The May edition of the Dead Poets Reading Series will feature these amazing poets:
Dora Prieto reading Enheduanna (2286–2251 BCE)
Jaeyun Yoo reading Yi Sang (1910–1937)
Curtis LeBlanc reading Phillip Levine (1928–2016)
Alex Leslie reading Alejandra Pizarnik (1936–1972)
Date/Time: May 11th, 3:00pm – 4:45pm
Location:
We are excited to have our first reading at our new home:
Outsiders and Others
(#100 – 938 Howe Street, Vancouver). This beautiful art gallery is full of great outsider art and is fully wheelchair accessible.
This is a masks-required event to keep things as safe as possible for everyone.
Reader Bios
Jaeyun Yoo is a Korean-Canadian poet and psychiatrist who is a graduate of The Writer’s Studio at Simon Fraser University. She was the winner of The Fiddlehead’s 2023 Ralph Gustafson Poetry Prize. Her work has been selected for Best Canadian Poetry 2025 and nominated for Best of the Net. She published a collaborative chapbook, Brine, with Harbour Centre 5, and her first solo chapbook is forthcoming with Baseline Press in 2026.
Dora Prieto is an emerging poet based in Vancouver and Mexico City. She is currently editing her debut manuscript. Her work appears in publications including Acentos Review, Capilano Review, Catapult, and Maisonneuve. She has received numerous accolades and is co-translating an award-winning poetry book titled JAWS by Xitlalitl Rodríguez. She runs El Mashup, a hybrid poetry workshop for Latinx youth.
Curtis LeBlanc is a poet and writer residing in Vancouver. His debut novel, Sunsetter, was published in 2023. He is also the author of two poetry collections: Little Wild and Birding in the Glass Age of Isolation.
Alex Leslie has published two collections of short fiction and two poetry collections, most recently Vancouver for Beginners, which won the Western Canada Jewish Book Prize. Their stories appear in Best Canadian Stories, EVENT, Plenitude, Yolk, and Isele, where their piece won the 2024 fiction prize.
Dead Poets Bios
Enheduanna, the first known writer in history, was a poet, priestess, and political force in ancient Sumer. Daughter of King Sargon, she served as High Priestess of the moon god Nanna. Her hymns to Inanna combined devotion with fierce defiance. Exiled during a coup, she channeled her grief and faith into verse, carving a legacy that still resonates 43 centuries later.
Yi Sang (1910–1937) was a Korean writer, poet, and architect known for his modernist and avant-garde work. Living during the Japanese occupation of Korea, he wrote in both Korean and Japanese, experimenting with language and poetic form—ranging from stream-of-consciousness to mathematical diagrams. His work explored themes of fragmentation and alienation in the self, relationships, and society. In 1936, he was arrested by the Japanese police for his “unsound” ideas, and he died the following year of tuberculosis at the age of 26. Though unrecognized during his lifetime, Yi Sang is now considered a revolutionary figure in Korean literature.

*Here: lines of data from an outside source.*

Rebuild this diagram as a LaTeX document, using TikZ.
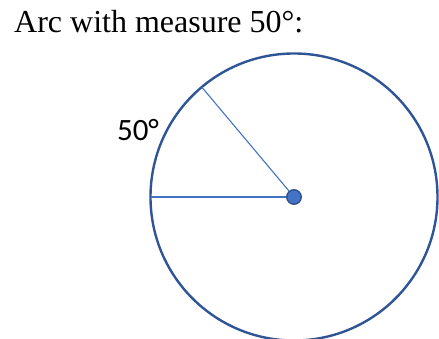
\documentclass[tikz,border=0pt]{standalone}
\usepackage{fontspec}
\setmainfont{Liberation Serif}
\newfontfamily\labelfont{Carlito}
\definecolor{rimblue}{HTML}{2F5597}
\definecolor{dotblue}{HTML}{4472C4}
\definecolor{dotedge}{HTML}{2F528F}

\begin{document}
\begin{tikzpicture}[x=1pt, y=1pt,
  rim/.style={draw=rimblue, line width=2.4pt},
  spoke/.style={draw=dotblue, line width=1.1pt},
  centerdot/.style={circle, fill=dotblue, draw=dotedge, line width=1.4pt,
    minimum size=14.5pt, inner sep=0pt}]
  \useasboundingbox (0,0) rectangle (439,339);
  \coordinate (O) at (294,142);
  % endpoints of the two radii, r = 143.5
  \coordinate (A) at ({294+143.5*cos(130)}, {142+143.5*sin(130)});
  \coordinate (B) at ({294+143.5*cos(180)}, {142+143.5*sin(180)});

  \draw[rim] (O) circle[radius=143.5];
  \draw[spoke] (O) -- (A);
  \draw[spoke, line width=1.6pt] (O) -- (B);
  \node[centerdot] (dot) at (O) {};

  \node[anchor=base west, inner sep=0pt] (title) at (14,306)
    {\fontsize{32}{36}\selectfont Arc with measure 50°:};
  \node[inner sep=0pt] (arclabel) at (138,209)
    {\labelfont\fontsize{31}{36}\selectfont 50°};
\end{tikzpicture}
\end{document}
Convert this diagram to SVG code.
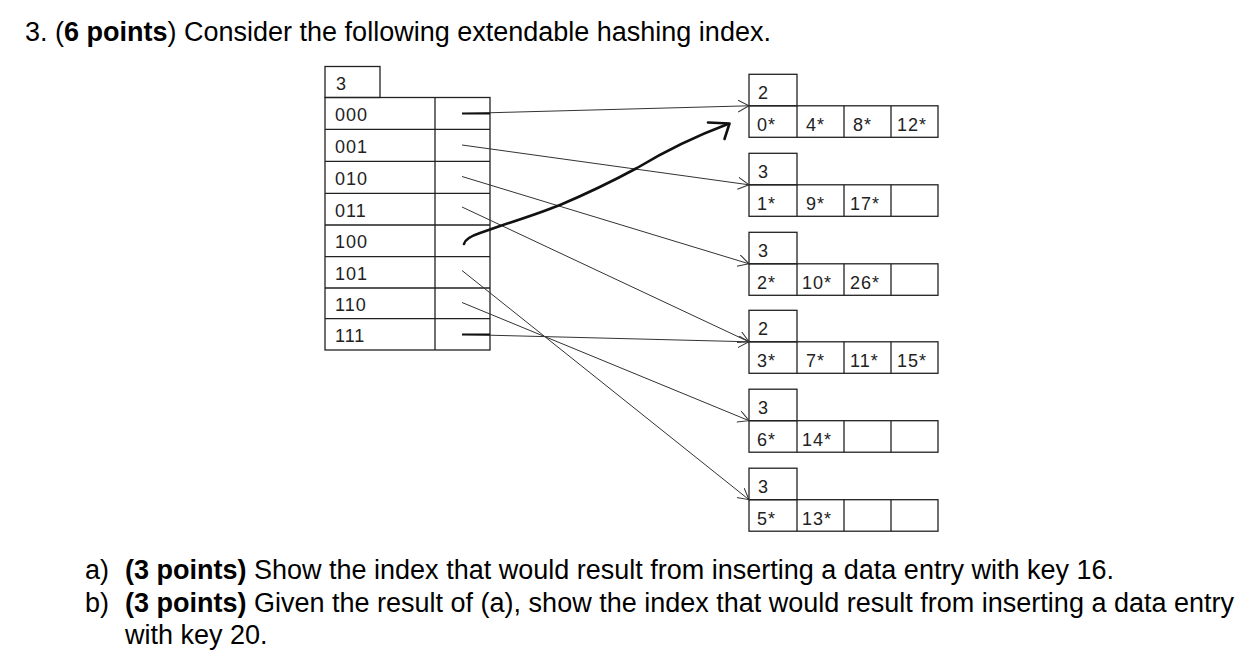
<svg xmlns="http://www.w3.org/2000/svg" width="1254" height="665" viewBox="0 0 1254 665">
<style>
  .q { font-family: "Liberation Sans", Arial, sans-serif; font-size: 27px; fill: #000; }
  .b { font-weight: bold; }
  .box { fill: none; stroke: #222; stroke-width: 1.3; }
  .lbl { font-family: "Liberation Sans", Arial, sans-serif; font-size: 18px; letter-spacing: 1px; fill: #222; }
  .ptr { fill: none; stroke: #333; stroke-width: 1; }
  .stub { fill: none; stroke: #111; stroke-width: 2; }
  .hand { fill: none; stroke: #111; stroke-width: 2.6; stroke-linecap: round; stroke-linejoin: round; }
</style>
<defs>
  <marker id="arr" markerUnits="userSpaceOnUse" markerWidth="14" markerHeight="14" refX="11" refY="6" orient="auto">
    <path d="M0,0 L11,6 L0,12" fill="none" stroke="#333" stroke-width="1"/>
  </marker>
</defs>

<g id="question">
  <text class="q" x="25" y="41">3. (<tspan class="b">6 points</tspan>) Consider the following extendable hashing index.</text>
  <text class="q" x="85" y="579">a)</text>
  <text class="q" x="125" y="579"><tspan class="b">(3 points)</tspan> Show the index that would result from inserting a data entry with key 16.</text>
  <text class="q" x="85" y="612">b)</text>
  <text class="q" x="125" y="612"><tspan class="b">(3 points)</tspan> Given the result of (a), show the index that would result from inserting a data entry</text>
  <text class="q" x="125" y="644">with key 20.</text>
</g>

<g id="directory">
  <rect class="box" x="325" y="66.5" width="55" height="31"/>
  <text class="lbl" x="336" y="90">3</text>
  <rect class="box" x="325" y="97.5" width="165" height="252.5"/>
  <line class="box" x1="435" y1="97.5" x2="435" y2="350"/>
  <path class="box" d="M325,129.3H490M325,161.3H490M325,193.3H490M325,225H490M325,256.7H490M325,288H490M325,318.7H490"/>
  <text class="lbl" x="335" y="121">000</text>
  <text class="lbl" x="335" y="153">001</text>
  <text class="lbl" x="335" y="184.5">010</text>
  <text class="lbl" x="335" y="216.5">011</text>
  <text class="lbl" x="335" y="248">100</text>
  <text class="lbl" x="335" y="280">101</text>
  <text class="lbl" x="335" y="311">110</text>
  <text class="lbl" x="335" y="342">111</text>
</g>

<g id="bucket-1">
  <rect class="box" x="749" y="74.3" width="48" height="31.5"/>
  <rect class="box" x="749" y="105.8" width="189" height="31.5"/>
  <path class="box" d="M797,105.8V137.3M844,105.8V137.3M891,105.8V137.3"/>
  <text class="lbl" x="758" y="99">2</text>
  <text class="lbl" x="757" y="131">0*</text>
  <text class="lbl" x="806" y="131">4*</text>
  <text class="lbl" x="853" y="131">8*</text>
  <text class="lbl" x="897" y="131">12*</text>
</g>
<g id="bucket-2">
  <rect class="box" x="749" y="153.3" width="48" height="31.5"/>
  <rect class="box" x="749" y="184.8" width="189" height="31.5"/>
  <path class="box" d="M797,184.8V216.3M844,184.8V216.3M891,184.8V216.3"/>
  <text class="lbl" x="758" y="178">3</text>
  <text class="lbl" x="757" y="210">1*</text>
  <text class="lbl" x="806" y="210">9*</text>
  <text class="lbl" x="850" y="210">17*</text>
</g>
<g id="bucket-3">
  <rect class="box" x="749" y="232.3" width="48" height="31.5"/>
  <rect class="box" x="749" y="263.8" width="189" height="31.5"/>
  <path class="box" d="M797,263.8V295.3M844,263.8V295.3M891,263.8V295.3"/>
  <text class="lbl" x="758" y="257">3</text>
  <text class="lbl" x="757" y="289">2*</text>
  <text class="lbl" x="802" y="289">10*</text>
  <text class="lbl" x="850" y="289">26*</text>
</g>
<g id="bucket-4">
  <rect class="box" x="749" y="310.3" width="48" height="31.5"/>
  <rect class="box" x="749" y="341.8" width="189" height="31.5"/>
  <path class="box" d="M797,341.8V373.3M844,341.8V373.3M891,341.8V373.3"/>
  <text class="lbl" x="758" y="335">2</text>
  <text class="lbl" x="757" y="367">3*</text>
  <text class="lbl" x="806" y="367">7*</text>
  <text class="lbl" x="850" y="367">11*</text>
  <text class="lbl" x="897" y="367">15*</text>
</g>
<g id="bucket-5">
  <rect class="box" x="749" y="389.2" width="48" height="31.5"/>
  <rect class="box" x="749" y="420.7" width="189" height="31.5"/>
  <path class="box" d="M797,420.7V452.2M844,420.7V452.2M891,420.7V452.2"/>
  <text class="lbl" x="758" y="414">3</text>
  <text class="lbl" x="757" y="446">6*</text>
  <text class="lbl" x="802" y="446">14*</text>
</g>
<g id="bucket-6">
  <rect class="box" x="749" y="468.2" width="48" height="31.5"/>
  <rect class="box" x="749" y="499.7" width="189" height="31.5"/>
  <path class="box" d="M797,499.7V531.2M844,499.7V531.2M891,499.7V531.2"/>
  <text class="lbl" x="758" y="493">3</text>
  <text class="lbl" x="757" y="525">5*</text>
  <text class="lbl" x="802" y="525">13*</text>
</g>

<g id="connectors">
  <line class="ptr" x1="462" y1="113.5" x2="749" y2="105.8" marker-end="url(#arr)"/>
  <line class="ptr" x1="462" y1="145" x2="749" y2="184.8" marker-end="url(#arr)"/>
  <line class="ptr" x1="462" y1="176.5" x2="749" y2="263.8" marker-end="url(#arr)"/>
  <line class="ptr" x1="462" y1="207" x2="749" y2="341.8" marker-end="url(#arr)"/>
  <line class="ptr" x1="462" y1="270.5" x2="749" y2="499.7" marker-end="url(#arr)"/>
  <line class="ptr" x1="462" y1="302.5" x2="749" y2="420.7" marker-end="url(#arr)"/>
  <line class="ptr" x1="462" y1="334.5" x2="749" y2="341.8" marker-end="url(#arr)"/>
  <path class="stub" d="M462,113.5H490M462,334.5H490"/>
  <path class="hand" d="M464,244 Q465,238 480,233 L500,226 Q540,213 560,205 Q600,188 637,168 Q680,142 728,124"/>
  <path class="hand" d="M708,122.5 L729.5,123.5 L724.5,139"/>
</g>
</svg>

Philip Levine (1928–2016) was born in industrial Detroit to Russian Jewish immigrant parents. His father died when Levine was five, and by the age of fourteen, he was working in auto factories—experiences he later captured in some of his most well-known poems. He sought, as he said, "to find a voice for the voiceless." Levine earned an MFA from the Iowa Writers' Workshop, where he studied with John Berryman, whom he called his "one great mentor." He later moved to California to study poetry at Stanford University and taught at California State University for over 30 years. The author of over twenty books of poetry, essays, and translations, Levine received numerous honors, including the Pulitzer Prize for The Simple Truth (1994), the National Book Award for What Work Is (1991), and both the National Book Award and the National Book Critics Circle Award for Ashes: Poems New and Old (1979). He served as U.S. Poet Laureate from 2011 to 2012.
Alejandra Pizarnik (1936–1972) was an Argentine poet born in Buenos Aires to Russian Jewish immigrant parents. She published several poetry collections during her lifetime, including La tierra más ajena (1955), La última inocencia (1956), Las aventuras perdidas (1958), Árbol de Diana (1960), Extracción de la piedra de locura (1968), and El infierno musical (1971). In addition to poetry, she published the prose essay La condesa sangrienta (1971), a meditation on a 16th-century Hungarian countess allegedly responsible for the torture and murder of over 600 girls. Pizarnik’s work has been translated into English in collections such as Alejandra Pizarnik: Selected Poems (translated by Cecilia Rossi, 2010) and Extracting the Stone of Madness (translated by Yvette Siegert, 2016).